__Problem to work on__:
Search the listing for "that" and copy every line where it appears.
= = = =
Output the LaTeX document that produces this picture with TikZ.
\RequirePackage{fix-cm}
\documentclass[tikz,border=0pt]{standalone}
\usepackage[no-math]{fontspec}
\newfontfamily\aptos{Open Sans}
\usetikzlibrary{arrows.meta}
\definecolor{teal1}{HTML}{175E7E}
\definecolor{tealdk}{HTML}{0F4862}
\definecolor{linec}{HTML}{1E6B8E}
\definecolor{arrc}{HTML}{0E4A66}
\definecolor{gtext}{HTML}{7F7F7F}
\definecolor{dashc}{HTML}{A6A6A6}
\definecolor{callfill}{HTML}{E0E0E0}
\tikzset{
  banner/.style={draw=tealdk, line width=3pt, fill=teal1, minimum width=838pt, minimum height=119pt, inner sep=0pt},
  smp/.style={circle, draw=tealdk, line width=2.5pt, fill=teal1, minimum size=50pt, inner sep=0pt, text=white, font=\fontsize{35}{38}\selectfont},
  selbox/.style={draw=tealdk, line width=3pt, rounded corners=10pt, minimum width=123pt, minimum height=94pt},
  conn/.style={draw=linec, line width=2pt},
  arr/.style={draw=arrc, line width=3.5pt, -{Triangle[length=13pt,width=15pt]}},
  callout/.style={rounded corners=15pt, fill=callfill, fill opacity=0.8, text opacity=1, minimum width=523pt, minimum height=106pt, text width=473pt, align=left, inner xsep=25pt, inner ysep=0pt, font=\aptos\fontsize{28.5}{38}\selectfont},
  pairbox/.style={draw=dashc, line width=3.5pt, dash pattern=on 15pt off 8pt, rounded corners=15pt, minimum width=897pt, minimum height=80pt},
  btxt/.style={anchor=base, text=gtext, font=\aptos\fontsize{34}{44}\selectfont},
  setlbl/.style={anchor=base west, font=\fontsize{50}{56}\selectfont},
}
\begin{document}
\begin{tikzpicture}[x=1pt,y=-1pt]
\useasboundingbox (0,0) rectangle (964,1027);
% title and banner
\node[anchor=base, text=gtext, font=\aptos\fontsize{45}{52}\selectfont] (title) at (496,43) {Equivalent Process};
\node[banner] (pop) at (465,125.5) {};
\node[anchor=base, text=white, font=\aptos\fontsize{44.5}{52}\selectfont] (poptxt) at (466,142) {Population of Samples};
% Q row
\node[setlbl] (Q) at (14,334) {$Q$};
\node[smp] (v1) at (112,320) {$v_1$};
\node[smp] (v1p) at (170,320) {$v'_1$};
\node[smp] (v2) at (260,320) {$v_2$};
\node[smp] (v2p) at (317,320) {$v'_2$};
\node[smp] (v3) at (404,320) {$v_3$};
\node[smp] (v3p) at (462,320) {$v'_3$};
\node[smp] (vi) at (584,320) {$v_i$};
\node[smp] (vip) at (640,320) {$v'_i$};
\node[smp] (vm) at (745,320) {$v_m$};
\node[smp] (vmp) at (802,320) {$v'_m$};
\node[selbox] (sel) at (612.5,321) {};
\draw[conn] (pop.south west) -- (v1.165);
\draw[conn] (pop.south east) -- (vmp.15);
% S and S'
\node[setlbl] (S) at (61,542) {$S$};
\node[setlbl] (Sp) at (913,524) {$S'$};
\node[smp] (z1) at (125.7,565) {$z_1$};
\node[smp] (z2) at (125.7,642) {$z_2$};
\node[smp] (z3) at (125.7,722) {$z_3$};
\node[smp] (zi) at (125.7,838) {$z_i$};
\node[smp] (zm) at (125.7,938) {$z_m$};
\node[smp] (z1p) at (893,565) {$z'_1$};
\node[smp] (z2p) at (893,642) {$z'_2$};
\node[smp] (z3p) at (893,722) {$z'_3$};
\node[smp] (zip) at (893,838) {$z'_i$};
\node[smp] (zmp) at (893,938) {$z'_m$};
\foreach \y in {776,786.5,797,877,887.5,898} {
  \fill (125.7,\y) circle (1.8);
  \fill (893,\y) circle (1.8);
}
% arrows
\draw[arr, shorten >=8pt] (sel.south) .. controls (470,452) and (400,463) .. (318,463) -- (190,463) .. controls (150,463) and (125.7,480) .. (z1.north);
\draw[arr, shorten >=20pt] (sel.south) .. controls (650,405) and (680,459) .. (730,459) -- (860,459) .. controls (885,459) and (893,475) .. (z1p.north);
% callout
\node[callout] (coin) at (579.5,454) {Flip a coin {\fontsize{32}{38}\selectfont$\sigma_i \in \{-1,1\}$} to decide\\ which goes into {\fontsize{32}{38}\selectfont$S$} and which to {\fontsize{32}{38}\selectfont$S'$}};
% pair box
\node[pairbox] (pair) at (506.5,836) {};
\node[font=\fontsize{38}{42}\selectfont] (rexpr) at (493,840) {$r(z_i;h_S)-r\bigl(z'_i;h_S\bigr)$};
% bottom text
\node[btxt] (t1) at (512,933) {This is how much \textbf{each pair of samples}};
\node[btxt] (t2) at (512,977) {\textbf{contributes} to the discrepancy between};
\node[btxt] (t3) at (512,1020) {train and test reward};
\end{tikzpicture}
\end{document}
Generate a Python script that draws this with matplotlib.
= = = =
__Complete answer__:
Output the LaTeX document that produces this picture with TikZ.
Generate a Python script that draws this with matplotlib.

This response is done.